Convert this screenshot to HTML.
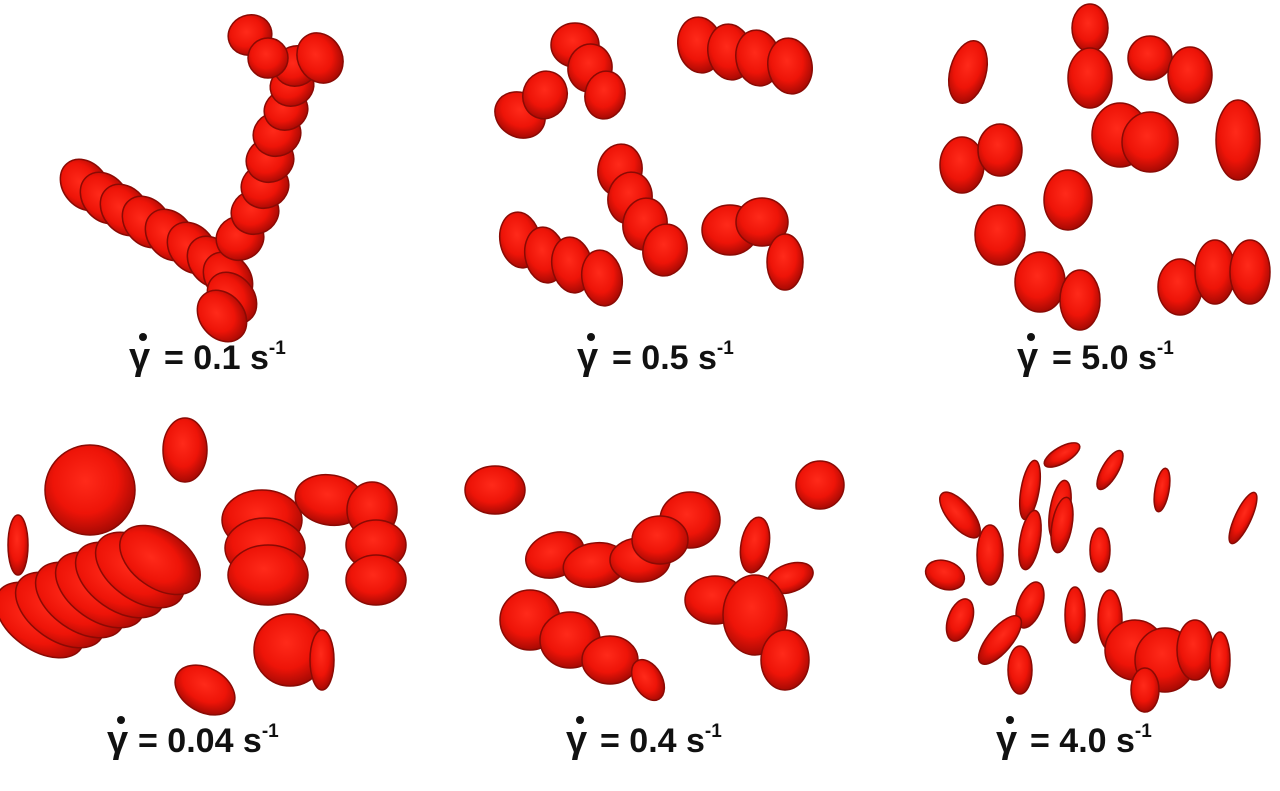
<!DOCTYPE html>
<html><head><meta charset="utf-8">
<style>
html,body{margin:0;padding:0;background:#fff;}
svg{display:block;}
.lbl{font-family:"Liberation Sans",sans-serif;font-weight:bold;font-size:34px;fill:#111;}
.gam{font-family:"Liberation Sans","DejaVu Sans",sans-serif;font-weight:bold;font-size:38px;fill:#111;}
.sup{font-size:19px;}
</style></head>
<body>
<svg id="fig" width="1280" height="791" viewBox="0 0 1280 791">
<defs>
<radialGradient id="g" cx="45%" cy="40%" r="60%">
<stop offset="0" stop-color="#ff2a1a"/><stop offset="0.6" stop-color="#ee1408"/><stop offset="1" stop-color="#a80a04"/>
</radialGradient>
</defs>
<g id="cells"></g>
<g><text class="gam" x="129" y="369">γ</text><circle cx="143" cy="337" r="4" fill="#111"/><text class="lbl" x="164" y="369">= 0.1 s<tspan class="sup" dy="-15">-1</tspan></text></g>
<g><text class="gam" x="577" y="369">γ</text><circle cx="591" cy="337" r="4" fill="#111"/><text class="lbl" x="612" y="369">= 0.5 s<tspan class="sup" dy="-15">-1</tspan></text></g>
<g><text class="gam" x="1017" y="369">γ</text><circle cx="1031" cy="337" r="4" fill="#111"/><text class="lbl" x="1052" y="369">= 5.0 s<tspan class="sup" dy="-15">-1</tspan></text></g>
<g><text class="gam" x="107" y="752">γ</text><circle cx="121" cy="720" r="4" fill="#111"/><text class="lbl" x="138" y="752">= 0.04 s<tspan class="sup" dy="-15">-1</tspan></text></g>
<g><text class="gam" x="566" y="752">γ</text><circle cx="580" cy="720" r="4" fill="#111"/><text class="lbl" x="600" y="752">= 0.4 s<tspan class="sup" dy="-15">-1</tspan></text></g>
<g><text class="gam" x="996" y="752">γ</text><circle cx="1010" cy="720" r="4" fill="#111"/><text class="lbl" x="1030" y="752">= 4.0 s<tspan class="sup" dy="-15">-1</tspan></text></g>
</svg>
<script>
// cell data: [cx, cy, rx, ry, rotation]
const rouleauxCells = [
[85,185,22,28,-40],[105,198,22,28,-40],[125,210,22,28,-40],[147,222,22,28,-40],[170,235,22,28,-40],[192,248,22,28,-40],[212,262,22,28,-40],[228,278,22,28,-40],[232,298,22,28,-40],[222,316,22,28,-40],
[240,238,24,22,-20],[255,212,24,22,-20],[265,186,24,22,-20],[270,160,24,22,-20],[277,134,24,22,-20],[286,110,22,20,-20],[292,86,22,20,-20],[296,66,22,20,-20],[250,35,22,20,-20],[268,58,20,20,0],[320,58,22,26,-30],
[520,115,26,22,30],[545,95,22,24,20],[575,45,24,22,0],[590,68,22,24,10],[605,95,20,24,10],
[700,45,22,28,-10],[730,52,22,28,-10],[758,58,22,28,-10],[790,66,22,28,-10],
[620,170,22,26,10],[630,198,22,26,10],[645,224,22,26,10],[665,250,22,26,10],
[520,240,20,28,-10],[545,255,20,28,-10],[572,265,20,28,-10],[602,278,20,28,-10],
[730,230,28,25,0],[762,222,26,24,0],[785,262,18,28,0],
[968,72,18,32,15],[1090,28,18,24,0],[1090,78,22,30,0],[1150,58,22,22,0],[1190,75,22,28,0],[1120,135,28,32,0],[1150,142,28,30,0],[1238,140,22,40,0],
[962,165,22,28,0],[1000,150,22,26,0],[1068,200,24,30,0],[1000,235,25,30,0],[1040,282,25,30,0],[1080,300,20,30,0],[1180,287,22,28,0],[1215,272,20,32,0],[1250,272,20,32,0]
];
const diskCells = [
[90,490,45,45,0],[185,450,22,32,0],[18,545,10,30,0],
[40,620,30,50,-55],[60,610,30,50,-55],[80,600,30,50,-55],[100,590,30,50,-55],[120,580,30,50,-55],[140,570,30,50,-55],[160,560,28,45,-55],
[262,520,40,30,0],[265,548,40,30,0],[268,575,40,30,0],[330,500,35,25,10],[372,510,25,28,0],[376,545,30,25,0],[376,580,30,25,0],
[290,650,36,36,0],[322,660,12,30,0],[205,690,32,22,30],
[495,490,30,24,0],[820,485,24,24,0],
[555,555,30,22,-20],[595,565,32,22,-10],[640,560,30,22,0],[690,520,30,28,0],[660,540,28,24,0],[755,545,14,28,10],[790,578,24,14,-20],
[530,620,30,30,0],[570,640,30,28,0],[610,660,28,24,0],[648,680,14,22,-30],[715,600,30,24,0],[755,615,32,40,0],[785,660,24,30,0],
[1062,455,8,20,60],[1030,490,9,30,10],[1060,510,10,30,10],[1110,470,8,22,30],[1162,490,7,22,10],[1243,518,8,28,25],
[960,515,12,28,-40],[990,555,13,30,0],[945,575,20,14,20],[1030,540,10,30,10],[1062,525,10,28,10],[1100,550,10,22,0],
[1030,605,12,24,20],[1000,640,12,30,40],[960,620,12,22,20],[1075,615,10,28,0],[1020,670,12,24,0],
[1110,620,12,30,0],[1135,650,30,30,0],[1165,660,30,32,0],[1195,650,18,30,0],[1220,660,10,28,0],[1145,690,14,22,0]
];
const g = document.getElementById('cells');
const NS = 'http://www.w3.org/2000/svg';
function draw(arr, name){
  arr.forEach(c=>{
    const e = document.createElementNS(NS,'ellipse');
    e.setAttribute('cx',c[0]);e.setAttribute('cy',c[1]);e.setAttribute('rx',c[2]);e.setAttribute('ry',c[3]);
    e.setAttribute('transform','rotate('+c[4]+' '+c[0]+' '+c[1]+')');
    e.setAttribute('fill','url(#g)');e.setAttribute('stroke','#8a0a04');e.setAttribute('stroke-width','1.5');
    
    
    g.appendChild(e);
  });
}
draw(rouleauxCells,'rbc-cell');
draw(diskCells,'rbc-disk');
</script>
</body></html>
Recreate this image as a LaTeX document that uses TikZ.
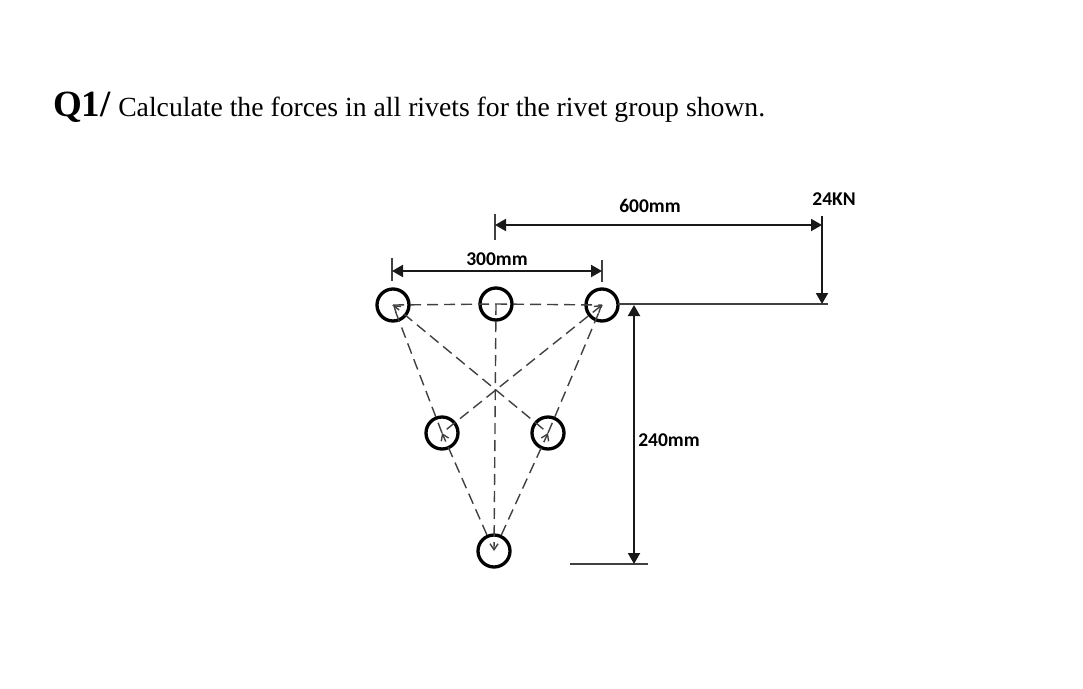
\documentclass[tikz,border=0pt]{standalone}
\usepackage{fontspec}
\setmainfont{Liberation Serif}
\newfontfamily\labelfont{Carlito}
\usetikzlibrary{arrows.meta}
\tikzset{
	rivet/.style={circle,draw,line width=3.3pt,minimum size=32pt,inner sep=0pt},
	dimtext/.style={font=\labelfont\bfseries\fontsize{19.5}{22}\selectfont,inner sep=0pt},
	dimline/.style={line width=2pt,draw=black!90,{Triangle[length=11pt,width=12pt]}-{Triangle[length=11pt,width=12pt]}},
	loadline/.style={line width=2pt,draw=black!90,-{Triangle[length=11pt,width=12pt]}},
	thinline/.style={line width=1.6pt,draw=black!75},
	dashline/.style={line width=1.4pt,draw=black!75,dash pattern=on 11pt off 6pt},
	dashtip/.style={dashline,-{Straight Barb[length=6pt,width=8pt]}}
}
\begin{document}
\begin{tikzpicture}[x=1pt,y=-1pt]
	\useasboundingbox (0,0) rectangle (1083,688);

	\node [anchor=base west,inner sep=0pt] (title) at (53,116)
		{{\fontsize{37}{40}\selectfont\bfseries Q1/}\hspace{5pt} {\fontsize{27.7}{30}\selectfont Calculate the forces in all rivets for the rivet group shown.}};

	\begin{scope}[every node/.style={rivet}]
	\node (r-1) at (393, 305) {};
	\node (r-2) at (496, 304) {};
	\node (r-3) at (602, 305) {};

	\node (r-4) at (442, 433) {};
	\node (r-5) at (548, 433) {};

	\node (r-6) at (494, 551) {};
	\end{scope}

	\coordinate (tick-1a) at (392, 258);
	\coordinate (tick-1b) at (392, 281);
	\coordinate (tick-2a) at (602, 260);
	\coordinate (tick-2b) at (602, 282);
	\coordinate (tick-3a) at (495, 214);
	\coordinate (tick-3b) at (495, 240);

	\coordinate (dim-1a) at (392, 271);
	\coordinate (dim-1b) at (602, 271);
	\coordinate (dim-2a) at (495, 225);
	\coordinate (dim-2b) at (822, 225);
	\coordinate (dim-3a) at (634, 305);
	\coordinate (dim-3b) at (634, 564);

	\coordinate (load-a) at (822, 216);
	\coordinate (load-b) at (822, 304);
	\coordinate (base-a) at (618, 304);
	\coordinate (base-b) at (828, 304);
	\coordinate (foot-a) at (570, 564);
	\coordinate (foot-b) at (648, 564);

	% dashed lines between the rivets
	\draw [dashline] (r-1.center) -- (r-2.center);
	\draw [dashline] (r-2.center) -- (r-3.center);

	\draw [dashtip] (r-2.center) -- (r-6.center);
	\draw [dashtip,shorten <=6pt] (r-5.center) -- (r-1.center);
	\draw [dashtip,shorten <=6pt] (r-4.center) -- (r-3.center);

	\draw [dashtip] (r-6) -- (r-4.center);
	\draw [dashtip] (r-6) -- (r-5.center);
	\draw [dashline] (r-4.center) -- (r-1.center);
	\draw [dashline] (r-5.center) -- (r-3.center);

	\draw [thinline] (tick-1a) -- (tick-1b);
	\draw [thinline] (tick-2a) -- (tick-2b);
	\draw [thinline] (tick-3a) -- (tick-3b);
	\draw [thinline] (base-a) -- (base-b);
	\draw [thinline] (foot-a) -- (foot-b);

	\draw [dimline] (dim-1a) -- (dim-1b);
	\draw [dimline] (dim-2a) -- (dim-2b);
	\draw [dimline] (dim-3a) -- (dim-3b);
	\draw [loadline] (load-a) -- (load-b);

	\node [dimtext] (label-300) at (497, 259) {300mm};
	\node [dimtext] (label-600) at (650, 206) {600mm};
	\node [dimtext] (label-24) at (834, 199) {24KN};
	\node [dimtext] (label-240) at (669, 440) {240mm};
\end{tikzpicture}
\end{document}
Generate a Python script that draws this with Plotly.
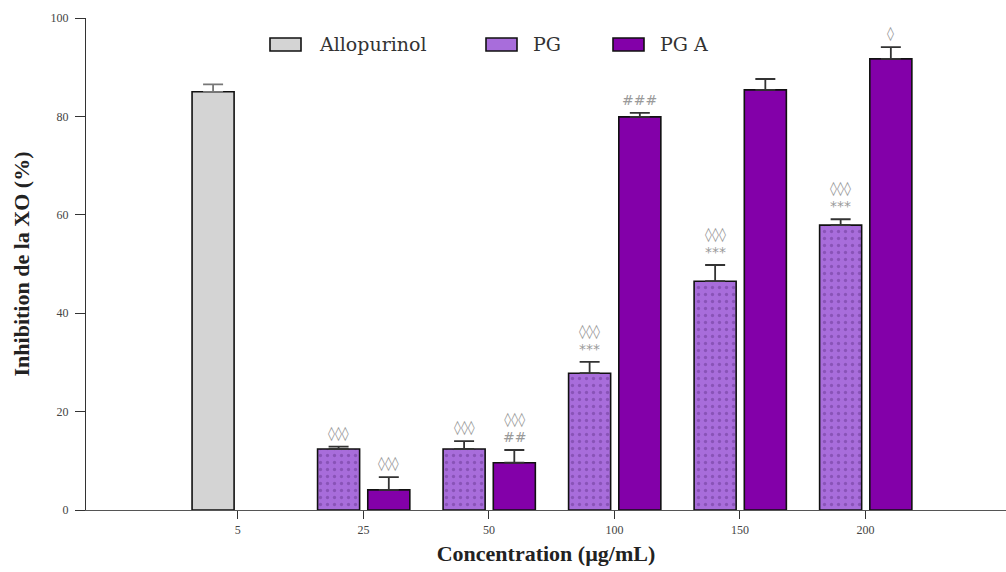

____________________

(WORK TO COMPLETE): All lines above starting at the one with "Recreate this image" and ending at the one with "Calculate the forces", inclusive, are to be printed again exactly, with the pictures left out.

(SOLUTION TO THIS TASK):
Recreate this image as a LaTeX document that uses TikZ.
\documentclass[tikz,border=0pt]{standalone}
\usepackage{fontspec}
\setmainfont{Liberation Serif}
\newfontfamily\labelfont{Carlito}
\usetikzlibrary{arrows.meta}
\tikzset{
	rivet/.style={circle,draw,line width=3.3pt,minimum size=32pt,inner sep=0pt},
	dimtext/.style={font=\labelfont\bfseries\fontsize{19.5}{22}\selectfont,inner sep=0pt},
	dimline/.style={line width=2pt,draw=black!90,{Triangle[length=11pt,width=12pt]}-{Triangle[length=11pt,width=12pt]}},
	loadline/.style={line width=2pt,draw=black!90,-{Triangle[length=11pt,width=12pt]}},
	thinline/.style={line width=1.6pt,draw=black!75},
	dashline/.style={line width=1.4pt,draw=black!75,dash pattern=on 11pt off 6pt},
	dashtip/.style={dashline,-{Straight Barb[length=6pt,width=8pt]}}
}
\begin{document}
\begin{tikzpicture}[x=1pt,y=-1pt]
	\useasboundingbox (0,0) rectangle (1083,688);

	\node [anchor=base west,inner sep=0pt] (title) at (53,116)
		{{\fontsize{37}{40}\selectfont\bfseries Q1/}\hspace{5pt} {\fontsize{27.7}{30}\selectfont Calculate the forces in all rivets for the rivet group shown.}};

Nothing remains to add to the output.